* _Problem to solve_
Without the pictures, print the lines running from the beginning of the material to the line containing "ax.set_axisbelow(True)", both ends included.

* _Supplied information_
--------------------------------------------------
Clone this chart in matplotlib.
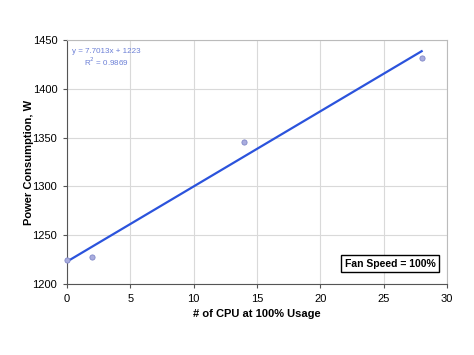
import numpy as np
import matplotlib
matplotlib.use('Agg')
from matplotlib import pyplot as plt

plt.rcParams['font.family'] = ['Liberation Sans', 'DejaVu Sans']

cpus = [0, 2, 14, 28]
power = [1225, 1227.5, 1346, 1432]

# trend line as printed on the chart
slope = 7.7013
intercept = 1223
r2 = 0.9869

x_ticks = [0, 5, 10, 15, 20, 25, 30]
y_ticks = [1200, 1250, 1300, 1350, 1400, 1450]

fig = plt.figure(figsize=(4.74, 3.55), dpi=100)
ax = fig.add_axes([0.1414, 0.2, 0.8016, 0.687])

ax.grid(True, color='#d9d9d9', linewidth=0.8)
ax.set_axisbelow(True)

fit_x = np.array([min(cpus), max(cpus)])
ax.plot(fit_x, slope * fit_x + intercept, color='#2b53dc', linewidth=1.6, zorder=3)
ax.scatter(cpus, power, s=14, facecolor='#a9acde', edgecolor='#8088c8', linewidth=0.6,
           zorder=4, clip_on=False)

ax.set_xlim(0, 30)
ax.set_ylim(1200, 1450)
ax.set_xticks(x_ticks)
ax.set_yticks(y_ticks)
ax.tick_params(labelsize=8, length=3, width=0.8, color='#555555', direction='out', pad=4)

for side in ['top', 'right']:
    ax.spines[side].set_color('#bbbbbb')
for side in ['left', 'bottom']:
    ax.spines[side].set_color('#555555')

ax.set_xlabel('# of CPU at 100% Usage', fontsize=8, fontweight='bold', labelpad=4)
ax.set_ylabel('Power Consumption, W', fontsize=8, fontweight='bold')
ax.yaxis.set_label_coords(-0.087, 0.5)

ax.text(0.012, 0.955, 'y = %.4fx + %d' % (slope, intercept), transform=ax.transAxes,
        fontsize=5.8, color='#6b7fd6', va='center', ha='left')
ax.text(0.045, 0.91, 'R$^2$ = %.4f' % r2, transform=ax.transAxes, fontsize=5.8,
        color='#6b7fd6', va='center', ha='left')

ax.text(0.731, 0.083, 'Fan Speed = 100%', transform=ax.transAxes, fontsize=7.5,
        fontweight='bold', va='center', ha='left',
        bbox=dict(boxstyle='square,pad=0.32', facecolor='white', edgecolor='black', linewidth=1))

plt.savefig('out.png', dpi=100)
--------------------------------------------------
* _The result_
Clone this chart in matplotlib.
import numpy as np
import matplotlib
matplotlib.use('Agg')
from matplotlib import pyplot as plt

plt.rcParams['font.family'] = ['Liberation Sans', 'DejaVu Sans']

cpus = [0, 2, 14, 28]
power = [1225, 1227.5, 1346, 1432]

# trend line as printed on the chart
slope = 7.7013
intercept = 1223
r2 = 0.9869

x_ticks = [0, 5, 10, 15, 20, 25, 30]
y_ticks = [1200, 1250, 1300, 1350, 1400, 1450]

fig = plt.figure(figsize=(4.74, 3.55), dpi=100)
ax = fig.add_axes([0.1414, 0.2, 0.8016, 0.687])

ax.grid(True, color='#d9d9d9', linewidth=0.8)
ax.set_axisbelow(True)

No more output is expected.